[What the task asks]:
Where a line contains the string "with", copy that line.
# # #
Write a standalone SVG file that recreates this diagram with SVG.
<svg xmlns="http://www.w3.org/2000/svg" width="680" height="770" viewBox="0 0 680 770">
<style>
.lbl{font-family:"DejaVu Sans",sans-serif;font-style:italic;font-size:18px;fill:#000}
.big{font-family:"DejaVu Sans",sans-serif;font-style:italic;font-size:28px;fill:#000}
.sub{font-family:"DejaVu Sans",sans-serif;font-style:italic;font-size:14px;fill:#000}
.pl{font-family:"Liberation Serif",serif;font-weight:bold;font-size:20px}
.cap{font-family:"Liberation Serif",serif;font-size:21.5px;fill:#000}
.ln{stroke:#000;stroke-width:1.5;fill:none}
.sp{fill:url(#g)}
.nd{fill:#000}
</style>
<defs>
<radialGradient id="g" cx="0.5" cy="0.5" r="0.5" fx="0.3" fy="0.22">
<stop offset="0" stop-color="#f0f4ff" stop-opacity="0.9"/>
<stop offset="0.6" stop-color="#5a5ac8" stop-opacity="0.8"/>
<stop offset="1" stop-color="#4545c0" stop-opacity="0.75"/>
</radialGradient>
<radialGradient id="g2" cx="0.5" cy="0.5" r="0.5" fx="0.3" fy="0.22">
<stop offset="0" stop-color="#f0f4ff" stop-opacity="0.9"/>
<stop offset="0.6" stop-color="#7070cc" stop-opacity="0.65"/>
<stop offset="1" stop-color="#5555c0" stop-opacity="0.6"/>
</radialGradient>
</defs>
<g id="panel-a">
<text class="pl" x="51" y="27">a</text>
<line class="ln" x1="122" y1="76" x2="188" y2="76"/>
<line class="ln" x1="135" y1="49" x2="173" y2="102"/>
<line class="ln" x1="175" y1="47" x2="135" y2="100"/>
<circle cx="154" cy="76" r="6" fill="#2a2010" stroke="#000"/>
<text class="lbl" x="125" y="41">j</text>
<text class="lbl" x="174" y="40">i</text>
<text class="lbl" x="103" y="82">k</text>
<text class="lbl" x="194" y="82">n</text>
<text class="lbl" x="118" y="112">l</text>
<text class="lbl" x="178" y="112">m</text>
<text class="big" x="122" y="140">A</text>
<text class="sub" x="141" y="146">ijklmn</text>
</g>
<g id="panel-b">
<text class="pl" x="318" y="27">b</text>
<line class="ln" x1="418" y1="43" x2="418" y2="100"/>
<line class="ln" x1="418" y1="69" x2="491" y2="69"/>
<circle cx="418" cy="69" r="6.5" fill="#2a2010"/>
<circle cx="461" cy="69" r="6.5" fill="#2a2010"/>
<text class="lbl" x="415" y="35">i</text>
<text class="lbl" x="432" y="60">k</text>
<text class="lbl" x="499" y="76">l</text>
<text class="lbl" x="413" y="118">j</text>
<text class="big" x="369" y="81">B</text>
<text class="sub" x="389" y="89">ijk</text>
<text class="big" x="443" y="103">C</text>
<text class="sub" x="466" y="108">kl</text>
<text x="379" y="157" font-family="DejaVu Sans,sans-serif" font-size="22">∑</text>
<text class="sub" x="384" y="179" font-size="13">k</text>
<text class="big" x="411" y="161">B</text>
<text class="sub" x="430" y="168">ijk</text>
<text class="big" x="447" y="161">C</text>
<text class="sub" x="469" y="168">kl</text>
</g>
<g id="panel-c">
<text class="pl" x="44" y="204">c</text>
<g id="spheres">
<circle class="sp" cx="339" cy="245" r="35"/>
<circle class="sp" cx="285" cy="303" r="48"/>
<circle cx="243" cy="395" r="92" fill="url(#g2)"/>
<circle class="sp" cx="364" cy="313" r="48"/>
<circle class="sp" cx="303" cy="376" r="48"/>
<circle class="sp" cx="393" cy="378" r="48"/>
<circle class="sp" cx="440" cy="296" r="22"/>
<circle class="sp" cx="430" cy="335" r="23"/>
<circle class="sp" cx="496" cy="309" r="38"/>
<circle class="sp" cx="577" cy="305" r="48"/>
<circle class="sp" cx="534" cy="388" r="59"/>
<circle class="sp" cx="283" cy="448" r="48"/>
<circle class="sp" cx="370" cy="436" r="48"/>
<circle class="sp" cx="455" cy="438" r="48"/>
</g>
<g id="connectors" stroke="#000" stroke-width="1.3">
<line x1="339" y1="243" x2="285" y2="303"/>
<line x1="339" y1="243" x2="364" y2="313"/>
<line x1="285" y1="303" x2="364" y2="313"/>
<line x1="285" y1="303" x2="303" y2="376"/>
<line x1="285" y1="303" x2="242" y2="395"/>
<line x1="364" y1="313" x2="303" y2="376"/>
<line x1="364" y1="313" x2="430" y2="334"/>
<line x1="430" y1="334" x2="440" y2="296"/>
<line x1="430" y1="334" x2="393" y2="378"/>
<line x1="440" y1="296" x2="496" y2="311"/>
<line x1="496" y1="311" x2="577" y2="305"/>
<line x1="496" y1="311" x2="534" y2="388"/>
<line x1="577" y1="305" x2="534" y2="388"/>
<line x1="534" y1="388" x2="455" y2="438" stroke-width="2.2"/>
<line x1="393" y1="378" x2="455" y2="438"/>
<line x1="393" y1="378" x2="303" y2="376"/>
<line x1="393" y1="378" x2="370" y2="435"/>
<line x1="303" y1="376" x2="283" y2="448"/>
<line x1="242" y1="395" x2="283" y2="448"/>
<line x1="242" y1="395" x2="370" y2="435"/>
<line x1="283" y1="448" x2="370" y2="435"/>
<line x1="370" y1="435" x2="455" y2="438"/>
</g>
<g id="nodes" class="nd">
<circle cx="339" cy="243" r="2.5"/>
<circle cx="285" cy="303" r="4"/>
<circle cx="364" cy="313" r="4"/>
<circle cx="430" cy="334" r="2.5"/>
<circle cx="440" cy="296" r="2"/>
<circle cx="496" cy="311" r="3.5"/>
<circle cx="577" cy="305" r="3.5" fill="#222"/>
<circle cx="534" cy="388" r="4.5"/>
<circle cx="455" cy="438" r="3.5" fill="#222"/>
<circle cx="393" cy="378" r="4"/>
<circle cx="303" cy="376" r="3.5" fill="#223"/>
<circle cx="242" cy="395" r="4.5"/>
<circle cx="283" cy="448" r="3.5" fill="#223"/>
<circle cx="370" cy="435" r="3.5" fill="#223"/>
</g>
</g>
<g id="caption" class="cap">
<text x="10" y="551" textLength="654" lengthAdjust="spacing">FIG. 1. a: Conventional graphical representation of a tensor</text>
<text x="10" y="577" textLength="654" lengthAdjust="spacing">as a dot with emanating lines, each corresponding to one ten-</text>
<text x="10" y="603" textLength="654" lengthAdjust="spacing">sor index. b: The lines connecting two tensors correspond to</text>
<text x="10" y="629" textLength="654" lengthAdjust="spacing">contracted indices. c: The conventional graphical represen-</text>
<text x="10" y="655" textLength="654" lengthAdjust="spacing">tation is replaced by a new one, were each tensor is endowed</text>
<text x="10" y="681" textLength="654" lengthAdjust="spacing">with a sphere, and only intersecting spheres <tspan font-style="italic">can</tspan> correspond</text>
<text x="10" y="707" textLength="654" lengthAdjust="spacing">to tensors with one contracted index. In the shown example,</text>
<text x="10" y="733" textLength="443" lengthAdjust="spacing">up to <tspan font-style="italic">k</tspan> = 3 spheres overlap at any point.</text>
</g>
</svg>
# # #
[Correct result]:
Write a standalone SVG file that recreates this diagram with SVG.
<text x="10" y="577" textLength="654" lengthAdjust="spacing">as a dot with emanating lines, each corresponding to one ten-</text>
<text x="10" y="681" textLength="654" lengthAdjust="spacing">with a sphere, and only intersecting spheres <tspan font-style="italic">can</tspan> correspond</text>
<text x="10" y="707" textLength="654" lengthAdjust="spacing">to tensors with one contracted index. In the shown example,</text>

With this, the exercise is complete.